What's up with Fox and Cameron?
Al Muhajiroun is a banned organisation linked to terror plots. Yet there were no arrests when it recently disrupted a Royal Anglian Regiment homecoming parade. Complaints that the Theresa May should have urged a police crackdown came at much the same time as praise for her banning of the hate preacher Zakir Naik, and failed to gather volume. But the Home Office is sensitive on the matter.
Liam Fox hasn't quite said today that the police, the Home Office or both are getting it wrong. But that's the implication of a speech he's making today to mark Armed Forces Day.
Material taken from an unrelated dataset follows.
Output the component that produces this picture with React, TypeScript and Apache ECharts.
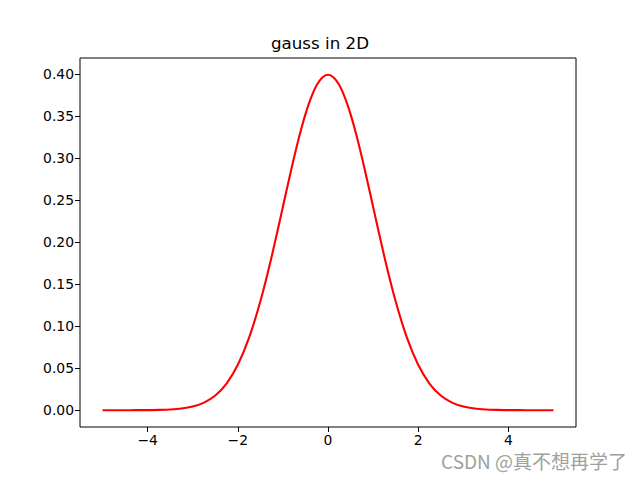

As we noted earlier, he says: "Let's silence the negative voices that attack our Armed Forces but gladly enjoy the security and freedom our Armed Forces provide". The speech seems to have been briefed out in advance to the Daily Mail.
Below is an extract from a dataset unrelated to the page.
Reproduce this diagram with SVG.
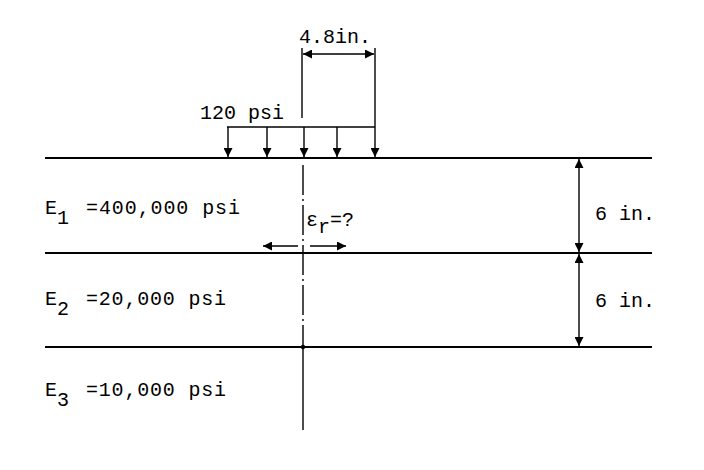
<svg xmlns="http://www.w3.org/2000/svg" width="704" height="470" viewBox="0 0 704 470">
<style>
.l{stroke:#000;stroke-width:2;fill:none}
.t{stroke:#000;stroke-width:1.4;fill:none}
text{font-family:"Liberation Mono","DejaVu Sans Mono",monospace;font-size:20px;fill:#000}
</style>
<defs>
<marker id="a" viewBox="0 0 10 10" refX="10" refY="5" markerWidth="11" markerHeight="9" markerUnits="userSpaceOnUse" orient="auto-start-reverse"><path d="M0,0L10,5L0,10z" fill="#000"/></marker>
</defs>
<rect width="704" height="470" fill="#fff"/>
<g id="layers">
<line class="l" x1="45" y1="158" x2="652" y2="158"/>
<line class="l" x1="45" y1="253" x2="652" y2="253"/>
<line class="l" x1="45" y1="347" x2="652" y2="347"/>
</g>
<g id="connectors">
<line class="t" x1="303" y1="165" x2="303" y2="347" stroke-dasharray="30,4,2,4"/>
<line class="t" x1="303" y1="347" x2="303" y2="430"/>
<circle cx="303" cy="347" r="2.2"/>
<line class="t" x1="302" y1="48" x2="302" y2="118"/>
<line class="t" x1="375" y1="48" x2="375" y2="127"/>
<line class="t" x1="303" y1="54" x2="374" y2="54" marker-start="url(#a)" marker-end="url(#a)"/>
<line class="t" x1="227" y1="127" x2="375" y2="127"/>
<line class="t" x1="228" y1="127" x2="228" y2="157" marker-end="url(#a)"/>
<line class="t" x1="267" y1="127" x2="267" y2="157" marker-end="url(#a)"/>
<line class="t" x1="304" y1="127" x2="304" y2="157" marker-end="url(#a)"/>
<line class="t" x1="337" y1="127" x2="337" y2="157" marker-end="url(#a)"/>
<line class="t" x1="375" y1="127" x2="375" y2="157" marker-end="url(#a)"/>
<line class="t" x1="579" y1="159" x2="579" y2="252" marker-start="url(#a)" marker-end="url(#a)"/>
<line class="t" x1="579" y1="254" x2="579" y2="346" marker-start="url(#a)" marker-end="url(#a)"/>
<line class="t" x1="298" y1="246" x2="263" y2="246" marker-end="url(#a)"/>
<line class="t" x1="310" y1="246" x2="346" y2="246" marker-end="url(#a)"/>
</g>
<g id="labels">
<text x="299" y="43">4.8in.</text>
<text x="200" y="119">120 psi</text>
<text x="595" y="220">6 in.</text>
<text x="595" y="307">6 in.</text>
<text x="306" y="226">ε<tspan dy="7">r</tspan><tspan dy="-7">=?</tspan></text>
<text x="45" y="214">E<tspan dy="10">1</tspan></text>
<text x="86" y="214" textLength="154">=400,000 psi</text>
<text x="45" y="305">E<tspan dy="10">2</tspan></text>
<text x="86" y="305" textLength="140">=20,000 psi</text>
<text x="45" y="396">E<tspan dy="10">3</tspan></text>
<text x="86" y="396" textLength="140">=10,000 psi</text>
</g>
</svg>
Fox is right, but his intervention is unlikely to delight the Home Secretary. It may also be noted by the Prime Minister, with whom the Defence Secretary has had tense dealings recently. The Daily Telegraph's Con Coughlin wrote a long piece detailing Downing Street's displeasure with Fox's briefing to the Sunday Times of the departure of Jock Stirrup, the Chief of the Defence Staff.
Coughlin also reported that David Cameron intends, unusually, to interview Stirrup's possible replacements himself - thus taking the decision out of the Defence Secretary's hands. The former Telegraph Foreign Editor appears to have been briefed from sources not far from Number 10, as the Lurcher complained recently on this site.
The Stirrup rumpus followed an altercation over Fox's description in the Times of Afghanistan as a "broken thirteenth century country'. Andrew Mitchell, the International Development Secretary, had little alternative but to defend the work of the international aid agencies, and William Hague stepped in to ensure that a common Government position was agreed.
A separate flurry over the Defence Secretary's appointment of Luke Coffey, a former U.S Army Captain, as his special adviser should be waved away as Labour mischief-making. But the raising of eyebrows over another post can't be so easily dimissed. Tobias Ellwood was recently made Fox's PPS. He's a committed Cameron loyalist - one of the very few MPs to declare early for him during the 2005 leadership election - and one might be forgiven for thinking that an eye is being kept on the Defence Secretary.
The Cabinet has been a harmonious body to date, despite (some might say because) of the presence within it of two political parties. The Cameron-Fox relationship seems to be an exception. The Kremlinology of who leaked what to whom when is invariably tedious, but I've cited some stories in detail here to indicate that Cameron and Fox don't always see eye to eye, and that briefing against the Defence Secretary seems to have taken place.
A lot of attention's focused at the moment on the dealings between the Prime Minister and his coalition partners. There are two main ways of thinking about the Government which they jointly form. One is to picture it as consisting of those two parts only - the Conservatives and the Liberal Democrats. Another is to see it as made up of three - the Liberal Democrats, the Tory right and, somewhere between them, the Cameron leadership, which must find an accommodation between them.
As Tim noted recently, the Conservative right doesn't have a leader. Iain Duncan Smith and Fox are probably its two most senior members. If Fox were to think that his best means of establishing himself as the right's champion - and making himself unsackable at the same time - was to take a few risks, it wouldn't be at all surprising.
It's only possible to imagine one of Fox and Duncan Smith leading the Party in the future - an unlikely prospect in either case - and it isn't the man who's led it before. Over the next few months, and with a testing Defence Review taking place, it will be worth watching how the Prime Minister and the Defence Secretary are getting on.